“It’s Alive!” is the first of a multimedia series of works titled HAVEN’T I GIVEN ENOUGH???!!. HAVEN’T I GIVEN ENOUGH???!! consists of paintings, a Super 8 motion-picture film, and works on paper that challenge the policing of women’s bodies under the patriarchy and the misogynistic history of the world.
“It’s Alive!” originated from my time during Big Medium’s the LINE Residency in the summer of 2022, following the overturn of Roe v. Wade on June 24, 2022. Roe v. Wade is a landmark piece of legislation that made access to an abortion a federal right in the United States. Decide in 1973, the case ensured that women and uterus-having individuals had some control over their own bodies for the first time. The Supreme Court’s decision to overturn Roe v. Wade in 2022 dismantled 50 years of legal protection and paved the way for individual states to curtail or outright ban abortion rights. I felt an indescribable sense of fear from this decision, along with thousands of others. Nowhere felt safe to me. I no longer felt human. I felt like, all my life, the patriarchy has taken from me. My self-confidence, my autonomy, my sense of security, my sense of worth. Hadn’t I given enough? What more can be taken from me?
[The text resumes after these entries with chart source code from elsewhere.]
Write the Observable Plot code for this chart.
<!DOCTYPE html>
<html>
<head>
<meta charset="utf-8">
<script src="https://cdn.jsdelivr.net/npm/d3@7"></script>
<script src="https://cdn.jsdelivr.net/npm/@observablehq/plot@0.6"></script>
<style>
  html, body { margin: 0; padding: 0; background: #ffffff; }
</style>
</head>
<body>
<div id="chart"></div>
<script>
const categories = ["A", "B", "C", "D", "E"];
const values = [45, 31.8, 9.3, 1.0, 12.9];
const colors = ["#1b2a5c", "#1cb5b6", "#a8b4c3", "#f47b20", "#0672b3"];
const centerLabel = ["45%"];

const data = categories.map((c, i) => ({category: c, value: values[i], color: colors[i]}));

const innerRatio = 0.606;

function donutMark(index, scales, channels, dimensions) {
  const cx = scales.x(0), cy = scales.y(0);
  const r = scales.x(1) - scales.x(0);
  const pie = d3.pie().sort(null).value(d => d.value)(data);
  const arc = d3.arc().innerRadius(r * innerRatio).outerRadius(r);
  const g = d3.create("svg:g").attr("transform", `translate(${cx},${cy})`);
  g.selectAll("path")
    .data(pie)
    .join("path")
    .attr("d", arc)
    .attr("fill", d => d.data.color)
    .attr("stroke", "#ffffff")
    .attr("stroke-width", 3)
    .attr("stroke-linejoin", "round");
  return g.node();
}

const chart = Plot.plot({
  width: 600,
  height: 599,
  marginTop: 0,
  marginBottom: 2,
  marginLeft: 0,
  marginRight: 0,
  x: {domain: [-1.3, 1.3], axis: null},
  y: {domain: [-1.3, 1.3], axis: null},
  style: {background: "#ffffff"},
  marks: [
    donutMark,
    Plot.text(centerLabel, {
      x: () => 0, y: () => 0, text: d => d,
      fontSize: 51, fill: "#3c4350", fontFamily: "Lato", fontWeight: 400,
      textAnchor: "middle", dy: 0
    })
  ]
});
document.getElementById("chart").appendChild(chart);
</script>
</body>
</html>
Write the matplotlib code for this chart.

My fear gradually reshaped into rage. This raw emotional state was channeled into my first work that eventually developed into the series HAVEN’T I GIVEN ENOUGH???!!. I felt feral. Because of this experience, as well as my own insecurities about my body, I decided to become the monster so many men feared. Social constructs, such as western beauty standards and fat phobia, intersected with my own life experiences.
I was inspired by kaiju, a Japanese media genre involving giant monsters, and movies like, Merian C. Cooper’s King Kong, Honda Ishirō’s Godzilla, and Nathan H. Juran’s Attack of the 50 Foot Woman. Having witnessed the destroyed city of Hiroshima one year after the atomic bomb was dropped, Honda Ishirō became captivated with the idea of such destructive power in the hands of men. Godzilla is a very real reflection of contemporary terror drawn from contemporary events. Godzilla, both the character and the film, are a reflection on the Japanese experience at the end of World War II – destruction beyond imagining, and a lurking sense of “We brought this on ourselves.”
This theme of the consequences of men’s hubris is present in King Kong as well. Released in 1933, some scholars and critics have argued that the movie contains racist subtexts, and that King Kong himself embodies a caricature of Black people as animal-like and violent. [GKS1] The movie reflects the racial and social tensions within the United States at that time and, in many ways, that continue to plague the nation. Even though the plot is presented as an epic adventure, observe the plot carefully: a heroic film crew sails to an uncharted island, which is home to a gigantic ape, known as Kong. Here, the film’s white leading lady is abducted by Kong, only to be rescued later by her white knight in shining armor. The supposed brute, Kong, is captured and taken to New York to cruelly be exhibited as the Eighth Wonder of the World. But Kong somehow breaks free, kidnaps the leading lady, and goes on a destruction spree, before being shot down atop the Empire State Building. In addition to the racial undertones, the Kong films also draw uncomfortable parallels with colonialism.
In “It’s Alive!”, I too become a consequence of man’s actions, leading to their own destruction. Due to the oppression of women globally, the population of roughly 3 billion men is going up in flames, along with the inequalities, misogyny, and policing in the form of beauty standards, reproduction, and sexuality they created.
In the same fully saturated color palette of my last series, BINARY, the oil painting consists of a completely nude version of myself and towering in scale with a burning city behind me. Several references to the original Godzilla King of the Monsters are present in the painting, from the composition to the text boxes, one reading “CIVILIZATION CRUMBLES as it’s ass and tits blast a pop. of 3 billion from the face of the earth!” This body of work emphasizes a push and pull of repulsion and attraction in the form of horror and humor. Men are seen fleeing at the bottom of the painting and the narrative of who to fear has been reversed. I’m tired of living in fear that a man might “lose control” and attack me in a dark alleyway while I’m alone on a trail wearing my headphones or when he’s drunk and I turn away his advances. These are real stories that happen every day. In this narrative, women are no longer being raped and murdered at the hands of men. In this narrative, it’s time for men to start living in fear of women, INCREDIBLE, UNSTOPPABLE TITANS OF TERROR!
Attack of the 300 lb Woman!
INCREDIBLE, UNSTOPPABLE TITAN OF TERROR!